To calculate the implicit cost, a consumer can estimate their hourly wage and multiply it by the hours spent researching, negotiating, and traveling to compare options. If a consumer earns $35 per hour and spends 10 hours searching for a new refrigerator, the implicit search cost is $350. This $350 cost must be less than the expected savings from finding a better deal for the search to be considered economically rational.
This cost-benefit analysis leads to the concept of rational ignorance, a core tenet of decision theory. Rational ignorance occurs when an individual chooses to remain uninformed because the marginal cost of acquiring additional information exceeds the expected marginal benefit of finding a better option. For instance, a shopper may stop comparing prices for a $5 item after a quick search because the effort required to find a small saving is not worth the time.
Firms face significant search costs across multiple functional areas, which directly impact profitability and operational efficiency. In procurement, search costs involve identifying potential suppliers, issuing a Request for Proposal (RFP), vetting the vendor’s financial stability, and negotiating contract terms. The cost of this process can be substantial.
In the Human Resources function, hiring is a process dominated by search costs. Internal costs include the salary of recruiting staff, time spent by hiring managers interviewing candidates, and compliance costs. External costs cover job board fees, background check expenses, and payments to external headhunters.
In high-stakes Mergers and Acquisitions (M&A), the search costs are manifested as due diligence expenses.
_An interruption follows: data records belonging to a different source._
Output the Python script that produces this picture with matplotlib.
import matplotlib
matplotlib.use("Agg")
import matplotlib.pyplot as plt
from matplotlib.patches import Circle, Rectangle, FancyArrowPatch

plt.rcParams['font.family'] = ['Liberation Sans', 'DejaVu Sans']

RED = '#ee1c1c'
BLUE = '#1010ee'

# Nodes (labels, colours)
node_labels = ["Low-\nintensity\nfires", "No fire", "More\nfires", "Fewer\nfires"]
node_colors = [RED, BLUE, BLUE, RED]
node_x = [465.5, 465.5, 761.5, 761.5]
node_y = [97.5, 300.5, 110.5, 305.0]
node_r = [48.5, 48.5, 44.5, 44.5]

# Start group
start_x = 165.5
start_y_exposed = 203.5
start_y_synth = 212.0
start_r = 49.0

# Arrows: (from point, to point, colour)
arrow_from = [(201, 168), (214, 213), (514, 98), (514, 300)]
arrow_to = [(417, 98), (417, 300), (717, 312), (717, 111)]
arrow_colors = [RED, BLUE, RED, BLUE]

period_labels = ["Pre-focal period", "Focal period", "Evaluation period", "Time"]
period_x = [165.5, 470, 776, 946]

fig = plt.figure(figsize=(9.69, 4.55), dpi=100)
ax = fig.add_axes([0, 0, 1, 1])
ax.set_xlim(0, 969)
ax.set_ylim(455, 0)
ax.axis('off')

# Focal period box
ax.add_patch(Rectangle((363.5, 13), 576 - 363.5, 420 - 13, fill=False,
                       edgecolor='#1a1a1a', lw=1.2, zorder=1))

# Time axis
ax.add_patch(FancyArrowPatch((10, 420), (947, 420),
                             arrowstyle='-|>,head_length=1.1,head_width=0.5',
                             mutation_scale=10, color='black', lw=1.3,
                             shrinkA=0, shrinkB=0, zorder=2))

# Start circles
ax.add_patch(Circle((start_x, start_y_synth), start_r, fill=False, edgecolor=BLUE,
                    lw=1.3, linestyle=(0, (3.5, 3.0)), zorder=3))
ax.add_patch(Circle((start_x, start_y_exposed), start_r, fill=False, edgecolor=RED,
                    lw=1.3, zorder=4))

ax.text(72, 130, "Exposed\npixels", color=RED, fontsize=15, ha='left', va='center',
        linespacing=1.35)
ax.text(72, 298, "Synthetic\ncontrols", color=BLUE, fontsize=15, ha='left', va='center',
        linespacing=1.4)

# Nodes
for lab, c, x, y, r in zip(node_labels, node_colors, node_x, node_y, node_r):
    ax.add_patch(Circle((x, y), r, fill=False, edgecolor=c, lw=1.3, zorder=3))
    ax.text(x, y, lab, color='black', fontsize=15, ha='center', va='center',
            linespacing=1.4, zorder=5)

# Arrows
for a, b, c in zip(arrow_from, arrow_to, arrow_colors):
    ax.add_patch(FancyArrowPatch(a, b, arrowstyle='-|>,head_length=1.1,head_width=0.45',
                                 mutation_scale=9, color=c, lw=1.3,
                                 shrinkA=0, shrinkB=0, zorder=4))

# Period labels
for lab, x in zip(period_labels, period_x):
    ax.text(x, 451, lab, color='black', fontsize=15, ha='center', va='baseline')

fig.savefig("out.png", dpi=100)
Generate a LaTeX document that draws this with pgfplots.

These due diligence costs involve retaining specialized legal, accounting, and financial consultants to evaluate a target company.
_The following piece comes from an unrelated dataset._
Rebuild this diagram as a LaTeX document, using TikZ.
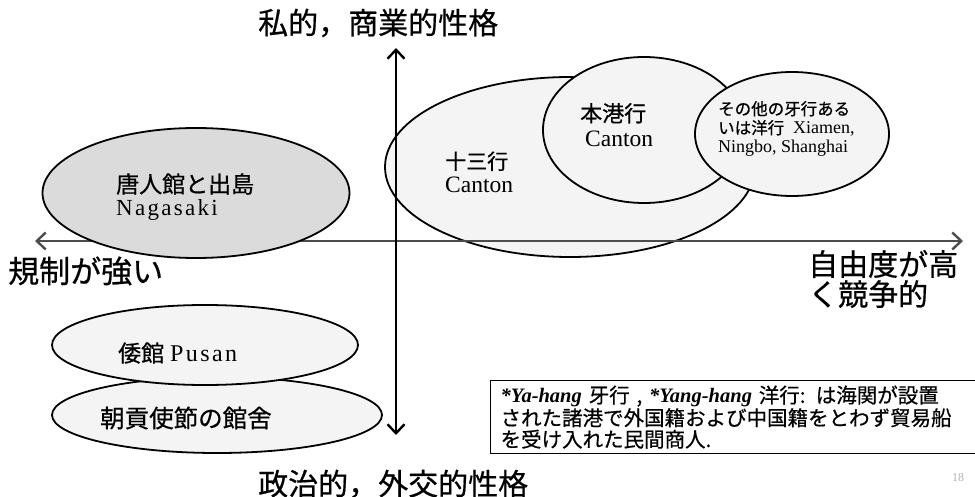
\documentclass[tikz,border=0pt]{standalone}
\usepackage{fontspec}
\setmainfont{Liberation Serif}
\newfontfamily\jpfont[FakeBold=0.6]{Noto Sans CJK JP}
\newfontfamily\wideserif[LetterSpace=10]{Liberation Serif}
\usetikzlibrary{shapes.geometric,arrows.meta,positioning}

\tikzset{
  zone/.style={ellipse, draw=black, line width=1.8pt, fill=gray!9, inner sep=0pt},
  zonetext/.style={align=left, anchor=west, inner sep=0pt},
  axislabel/.style={anchor=west, inner sep=0pt, font=\jpfont\fontsize{30}{30}\selectfont},
  axis/.style={line width=2.4pt, {Straight Barb[length=9pt,width=17pt]}-{Straight Barb[length=9pt,width=17pt]}},
}

\begin{document}
\begin{tikzpicture}[x=1pt,y=-1pt]
\useasboundingbox (0,0) rectangle (975,497);
% free side
\node[zone, minimum width=370pt, minimum height=180pt](shisan) at (570,167) {};
\node[zone, minimum width=202pt, minimum height=146pt](honko) at (644,130) {};
\node[zone, minimum width=194pt, minimum height=124pt](others) at (792,134) {};
% axes
\coordinate (axW) at (35,241);
\coordinate (axE) at (963,241);
\coordinate (axN) at (396,48);
\coordinate (axS) at (396,435);
\draw[axis, draw=black!70](axW)--(axE);
\draw[axis](axN)--(axS);
% regulated side
\node[zone, fill=gray!28, minimum width=307pt, minimum height=130pt](nagasaki) at (196,193) {};
\node[zone, minimum width=330pt, minimum height=76pt](chosen) at (217,415) {};
\node[zone, minimum width=306pt, minimum height=80pt](wakan) at (205,345) {};

\node[zonetext, font=\fontsize{23}{23}\selectfont](nagasakitext) at (116,197)
  {{\jpfont 唐人館と出島}\\{\wideserif Nagasaki}};
\node[zonetext, font=\fontsize{23.5}{23}\selectfont](shisantext) at (445,172)
  {{\jpfont\fontsize{21}{23}\selectfont 十三行}\\Canton};
\node[zonetext, font=\fontsize{23.5}{25}\selectfont](honkotext) at (580,125)
  {{\jpfont\fontsize{22}{25}\selectfont 本港行}\\\hspace{5pt}Canton};
\node[zonetext, font=\fontsize{18}{19}\selectfont](otherstext) at (718,129)
  {{\jpfont\fontsize{16.5}{19}\selectfont その他の牙行ある}\\{\jpfont\fontsize{16.5}{19}\selectfont いは洋行}\ \ Xiamen,\\Ningbo, Shanghai};
\node[zonetext, font=\fontsize{24}{24}\selectfont](wakantext) at (118,353)
  {{\jpfont\fontsize{23}{24}\selectfont 倭館} {\wideserif Pusan}};
\node[zonetext, font=\jpfont\fontsize{24.5}{24.5}\selectfont](chosentext) at (100,418) {朝貢使節の館舍};

% axis labels
\node[axislabel](private) at (258,23) {私的，商業的性格};
\node[axislabel](political) at (258,484) {政治的，外交的性格};
\node[axislabel, font=\jpfont\fontsize{31}{31}\selectfont](strict) at (8,271) {規制が強い};
\node[axislabel, align=left](free) at (808,279) {自由度が高\\く競争的};

% note (runs off the right edge)
\node[draw, line width=1.2pt, anchor=north west, minimum height=73pt,
  text width=580pt, inner xsep=10pt, align=left,
  font=\jpfont\fontsize{20.5}{21.5}\selectfont](note) at (490,380)
  {{\rmfamily\bfseries\itshape *Ya-hang} 牙行 , {\rmfamily\bfseries\itshape *Yang-hang} 洋行: は海関が設置\\された諸港で外国籍および中国籍をとわず貿易船\\を受け入れた民間商人.};
\node[text=gray!60, font=\fontsize{12}{12}\selectfont](pagenum) at (958,478) {18};
\end{tikzpicture}
\end{document}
The advent of digital technology, particularly the internet and comparison shopping engines, has fundamentally altered the landscape of search costs. Technology has dramatically lowered external search costs for consumers, making price and product information nearly instantaneous and universally accessible. This reduction in external friction has intensified competition, forcing greater price convergence in markets for standardized goods.
Conversely, technology has introduced new types of internal and external search costs related to information filtering and platform navigation. The sheer volume of data available creates a problem of information overload, which increases the cognitive load—an internal search cost—required for a rational decision. Consumers and businesses must now spend time and energy learning new digital tools, navigating complex user interfaces, and filtering out misleading or low-quality data.
The cost of learning to use a new procurement AI system or a specialized financial data terminal is a new external search cost for firms. Ultimately, technology shifts the cost from the physical act of searching to the intellectual task of evaluating and validating the overwhelming flow of information.